Now we need to find the value of $$(\text{First Term})^3 + (\text{Second Term})^3$$.
We use another common mathematical relationship involving cubes:
$$(\text{First Term} + \text{Second Term})^3 = (\text{First Term})^3 + (\text{Second Term})^3 + 3 \times (\text{First Term} \times \text{Second Term}) \times (\text{First Term} + \text{Second Term})$$
We want to find $$(\text{First Term})^3 + (\text{Second Term})^3$$, so we can rearrange this relationship to isolate what we want:
$$(\text{First Term})^3 + (\text{Second Term})^3 = (\text{First Term} + \text{Second Term})^3 - 3 \times (\text{First Term} \times \text{Second Term}) \times (\text{First Term} + \text{Second Term})$$
We have already found the values for the components on the right side:
$$\text{First Term} + \text{Second Term} = 4$$
$$\text{First Term} \times \text{Second Term} = \frac{2}{3}$$
Substitute these values into the rearranged relationship:
$$(\text{First Term})^3 + (\text{Second Term})^3 = (4)^3 - 3 \times (\frac{2}{3}) \times (4)$$
First, calculate the cube of 4: $$4 \times 4 \times 4 = 16 \times 4 = 64$$.

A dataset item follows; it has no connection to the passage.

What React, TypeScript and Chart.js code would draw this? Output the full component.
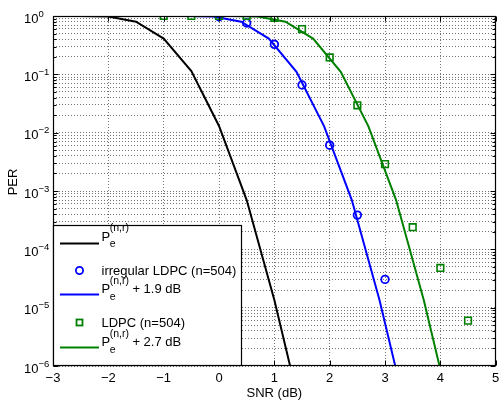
import React, { useEffect, useRef } from "react";
import { Chart, registerables } from "chart.js";

Chart.register(...registerables);

const FONT = "'Liberation Sans', Arial, Helvetica, sans-serif";

// Axis ranges and tick labels
const xAxisMin = -3;
const xAxisMax = 5;
const xTickValues = [-3, -2, -1, 0, 1, 2, 3, 4, 5];
const xTickLabels = ["\u22123", "\u22122", "\u22121", "0", "1", "2", "3", "4", "5"];
const yAxisMin = 1e-6;
const yAxisMax = 1;
const yDecadeValues = [1, 1e-1, 1e-2, 1e-3, 1e-4, 1e-5, 1e-6];
const yDecadeExponents = ["0", "\u22121", "\u22122", "\u22123", "\u22124", "\u22125", "\u22126"];
const xAxisTitle = "SNR (dB)";
const yAxisTitle = "PER";

// Series: P_e^(n,r)
const boundSnr = [-3, -2.5, -2, -1.5, -1, -0.5, 0, 0.5, 1, 1.5];
const boundPer = [1, 1, 0.98, 0.8, 0.41, 0.114, 0.013, 7.0e-4, 1.35e-5, 1.4e-7];
// Series: P_e^(n,r) + 1.9 dB
const bound19Snr = [-1.1, -0.6, -0.1, 0.4, 0.9, 1.4, 1.9, 2.4, 2.9, 3.4];
const bound19Per = [1, 1, 0.98, 0.8, 0.41, 0.11, 0.0128, 7.0e-4, 1.35e-5, 1.4e-7];
// Series: P_e^(n,r) + 2.7 dB
const bound27Snr = [-0.3, 0.2, 0.7, 1.2, 1.7, 2.2, 2.7, 3.2, 3.7, 4.2];
const bound27Per = [1, 1, 0.98, 0.8, 0.41, 0.11, 0.0128, 7.0e-4, 1.35e-5, 1.4e-7];
// Series: irregular LDPC (n=504)
const irregSnr = [0, 0.5, 1, 1.5, 2, 2.5, 3];
const irregPer = [0.97, 0.76, 0.327, 0.0656, 0.0061, 3.86e-4, 3.05e-5];
// Series: LDPC (n=504)
const ldpcSnr = [-1, -0.5, 0, 0.5, 1, 1.5, 2, 2.5, 3, 3.5, 4, 4.5];
const ldpcPer = [1, 1, 1, 1, 0.93, 0.598, 0.195, 0.0294, 0.00289, 2.4e-4, 4.8e-5, 6.0e-6];

const legendIrreg = "irregular LDPC (n=504)";
const legendLdpc = "LDPC (n=504)";
const legendPlus19 = "+ 1.9 dB";
const legendPlus27 = "+ 2.7 dB";

const BLACK = "#000000";
const BLUE = "#0000ff";
const GREEN = "#008000";

const pts = (xs: number[], ys: number[]) => xs.map((x, i) => ({ x, y: ys[i] }));

const isDecade = (v: number) => Math.abs(Math.log10(v) - Math.round(Math.log10(v))) < 1e-6;

function drawPe(ctx: CanvasRenderingContext2D, x: number, baseline: number, suffix?: string) {
  ctx.textAlign = "left";
  ctx.textBaseline = "alphabetic";
  ctx.font = `13px ${FONT}`;
  ctx.fillText("P", x, baseline);
  const pw = ctx.measureText("P").width;
  ctx.font = `10.5px ${FONT}`;
  ctx.fillText("(n,r)", x + pw - 0.5, baseline - 9.5);
  const sw = ctx.measureText("(n,r)").width;
  ctx.fillText("e", x + pw - 0.5, baseline + 6.8);
  if (suffix) {
    ctx.font = `13px ${FONT}`;
    ctx.fillText(suffix, x + pw - 0.5 + sw + 3.5, baseline);
  }
}

const overlayPlugin = {
  id: "matlabOverlay",
  afterDraw(chart: any) {
    const ctx: CanvasRenderingContext2D = chart.ctx;
    const { left, right, top, bottom } = chart.chartArea;
    const xs = chart.scales.x;
    const ys = chart.scales.y;
    const L = Math.round(left) + 0.5;
    const R = Math.round(right) - 0.5;
    const T = Math.round(top) + 0.5;
    const B = Math.round(bottom) - 0.5;
    ctx.save();
    // inside tick marks
    ctx.strokeStyle = BLACK;
    ctx.lineWidth = 1;
    ctx.beginPath();
    ys.ticks.forEach((t: any) => {
      const y = Math.round(ys.getPixelForValue(t.value)) + 0.5;
      const len = isDecade(t.value) ? 5 : 3;
      ctx.moveTo(L, y);
      ctx.lineTo(L + len, y);
      ctx.moveTo(R, y);
      ctx.lineTo(R - len, y);
    });
    xs.ticks.forEach((t: any) => {
      const x = Math.round(xs.getPixelForValue(t.value)) + 0.5;
      ctx.moveTo(x, B);
      ctx.lineTo(x, B - 5);
      ctx.moveTo(x, T);
      ctx.lineTo(x, T + 5);
    });
    ctx.stroke();
    // axes box
    ctx.lineWidth = 1.2;
    ctx.strokeRect(L, T, R - L, B - T);

    // legend
    const lx0 = L;
    const ly0 = 225.5;
    const lx1 = 241.5;
    const ly1 = B;
    ctx.fillStyle = "#ffffff";
    ctx.fillRect(lx0, ly0, lx1 - lx0, ly1 - ly0);
    ctx.strokeStyle = BLACK;
    ctx.lineWidth = 1.2;
    ctx.strokeRect(lx0, ly0, lx1 - lx0, ly1 - ly0);

    const sx0 = 60;
    const sx1 = 99;
    const mx = 79.5;
    const tx = 101.5;
    ctx.lineWidth = 2;
    // entry 1
    ctx.strokeStyle = BLACK;
    ctx.beginPath();
    ctx.moveTo(sx0, 243.5);
    ctx.lineTo(sx1, 243.5);
    ctx.stroke();
    ctx.fillStyle = BLACK;
    drawPe(ctx, tx, 240.5);
    // entry 2
    ctx.strokeStyle = BLUE;
    ctx.lineWidth = 1.8;
    ctx.beginPath();
    ctx.arc(mx, 270.5, 3.6, 0, Math.PI * 2);
    ctx.stroke();
    ctx.fillStyle = BLACK;
    ctx.font = `13px ${FONT}`;
    ctx.fillText(legendIrreg, tx, 274.8);
    // entry 3
    ctx.lineWidth = 2;
    ctx.beginPath();
    ctx.moveTo(sx0, 294.5);
    ctx.lineTo(sx1, 294.5);
    ctx.stroke();
    drawPe(ctx, tx, 293, legendPlus19);
    // entry 4
    ctx.strokeStyle = GREEN;
    ctx.lineWidth = 1.8;
    ctx.strokeRect(mx - 3, 322.5 - 3, 6, 6);
    ctx.font = `13px ${FONT}`;
    ctx.fillText(legendLdpc, tx, 327.3);
    // entry 5
    ctx.lineWidth = 2;
    ctx.beginPath();
    ctx.moveTo(sx0, 347.5);
    ctx.lineTo(sx1, 347.5);
    ctx.stroke();
    drawPe(ctx, tx, 346, legendPlus27);

    // x tick labels
    ctx.fillStyle = BLACK;
    ctx.font = `13px ${FONT}`;
    ctx.textAlign = "center";
    ctx.textBaseline = "alphabetic";
    xTickValues.forEach((v, i) => {
      ctx.fillText(xTickLabels[i], xs.getPixelForValue(v), 382);
    });
    // y tick labels 10^e
    yDecadeValues.forEach((v, i) => {
      const y = ys.getPixelForValue(v);
      ctx.textAlign = "left";
      ctx.font = `13px ${FONT}`;
      ctx.fillText("10", 24, y + 6.8);
      const w = ctx.measureText("10").width;
      ctx.font = `9.5px ${FONT}`;
      ctx.fillText(yDecadeExponents[i], 24 + w, y + 0.5);
    });
    // axis titles
    ctx.font = `13px ${FONT}`;
    ctx.textAlign = "center";
    ctx.fillText(xAxisTitle, (left + right) / 2, 397);
    ctx.save();
    ctx.translate(16.5, 182);
    ctx.rotate(-Math.PI / 2);
    ctx.fillText(yAxisTitle, 0, 0);
    ctx.restore();
    ctx.restore();
  },
};

export default function App() {
  const ref = useRef<HTMLCanvasElement | null>(null);
  useEffect(() => {
    if (!ref.current) return;
    const yGrid: number[] = [];
    for (let e = -6; e < 0; e++) {
      for (let m = 1; m <= 9; m++) yGrid.push(Number((m * Math.pow(10, e)).toPrecision(6)));
    }
    yGrid.push(1);
    const chart = new Chart(ref.current, {
      type: "line",
      data: {
        datasets: [
          {
            label: "bound27",
            data: pts(bound27Snr, bound27Per),
            borderColor: GREEN,
            borderWidth: 2,
            pointRadius: 0,
            fill: false,
            tension: 0,
          },
          {
            label: legendLdpc,
            data: pts(ldpcSnr, ldpcPer),
            showLine: false,
            pointStyle: "rect",
            pointRadius: 4.7,
            pointBorderWidth: 1.6,
            pointBorderColor: GREEN,
            pointBackgroundColor: "rgba(0,0,0,0)",
            borderColor: GREEN,
          },
          {
            label: "bound19",
            data: pts(bound19Snr, bound19Per),
            borderColor: BLUE,
            borderWidth: 2,
            pointRadius: 0,
            fill: false,
            tension: 0,
          },
          {
            label: legendIrreg,
            data: pts(irregSnr, irregPer),
            showLine: false,
            pointStyle: "circle",
            pointRadius: 3.8,
            pointBorderWidth: 1.8,
            pointBorderColor: BLUE,
            pointBackgroundColor: "rgba(0,0,0,0)",
            borderColor: BLUE,
          },
          {
            label: "bound",
            data: pts(boundSnr, boundPer),
            borderColor: BLACK,
            borderWidth: 2,
            pointRadius: 0,
            fill: false,
            tension: 0,
          },
        ],
      },
      options: {
        animation: false,
        responsive: false,
        layout: { padding: { left: 53, right: 6, top: 16, bottom: 38 } },
        plugins: { legend: { display: false }, tooltip: { enabled: false } },
        scales: {
          x: {
            type: "linear",
            min: xAxisMin,
            max: xAxisMax,
            afterBuildTicks: (s: any) => {
              s.ticks = xTickValues.map((v) => ({ value: v }));
            },
            ticks: { display: false },
            grid: { color: "rgba(0,0,0,0.55)", lineWidth: 1, drawTicks: false },
            border: { display: false, dash: [1, 2] },
          },
          y: {
            type: "logarithmic",
            min: yAxisMin,
            max: yAxisMax,
            afterBuildTicks: (s: any) => {
              s.ticks = yGrid.map((v) => ({ value: v, major: isDecade(v) }));
            },
            ticks: { display: false },
            grid: { color: "rgba(0,0,0,0.55)", lineWidth: 1, drawTicks: false },
            border: { display: false, dash: [1, 2] },
          },
        },
      },
      plugins: [overlayPlugin],
    } as any);
    return () => chart.destroy();
  }, []);
  return (
    <div style={{ position: "fixed", left: 0, top: 0, width: 502, height: 404, background: "#fff" }}>
      <canvas ref={ref} width={502} height={404} style={{ display: "block" }} />
    </div>
  );
}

Next, calculate the second part of the expression: $$3 \times \frac{2}{3} \times 4$$. The '3' in the numerator and the '3' in the denominator cancel out, leaving $$2 \times 4 = 8$$.
Now, subtract the second part from the first:
$$(\text{First Term})^3 + (\text{Second Term})^3 = 64 - 8$$
$$(\text{First Term})^3 + (\text{Second Term})^3 = 56$$.
This is the value of the expression we were asked to find.

**step7** Final Answer

Therefore, the value of $$8x^3 + \frac{1}{27x^3}$$ is 56.